A number of important regulatory reforms are underway. Draft laws on financial consumer protection and financial cooperatives are expected to strengthen consumer trust, improve access to microfinance, and support more inclusive financial services.
The FRC is also working on new regulatory frameworks which will create opportunities to participate in the real estate market, improve access to working capital, and open new financing channels for small enterprises.
We will continue to advance responsible digital and green finance. Fintech, digital platforms, RegTech, SupTech, and data-driven supervision will shape the future of financial regulation, while sustainable finance will be essential to building resilience against climate and environmental risks. The FRC will continue strengthening the regulatory sandbox, enhancing digital supervision, supporting sustainable capital market instruments, ESG disclosure, climate-related risk management, and inclusive green finance products. Our aim is to ensure that innovation and green finance create real economic and social value while safeguarding consumers, market integrity, and vulnerable communities.
We will also continue strengthening market integrity and risk-based supervision.

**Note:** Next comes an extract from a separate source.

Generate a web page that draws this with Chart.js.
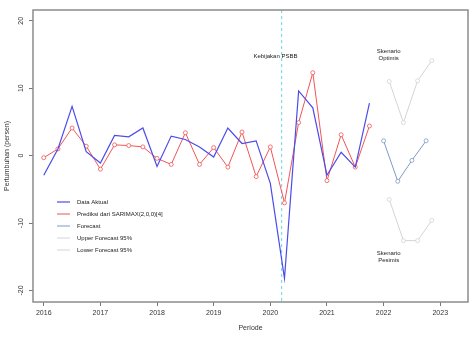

As the market grows, stronger governance, AML/CFT compliance, cybersecurity, operational resilience, and data quality will be vital. Supervision must be forward-looking, evidence-based, and proportionate to risk.
As the FRC enters its third decade, our ambition is clear: to build a financial market that is trusted by investors, accessible to citizens, supportive of responsible innovation, resilient to risks, and aligned with Mongolia’s long-term sustainable development.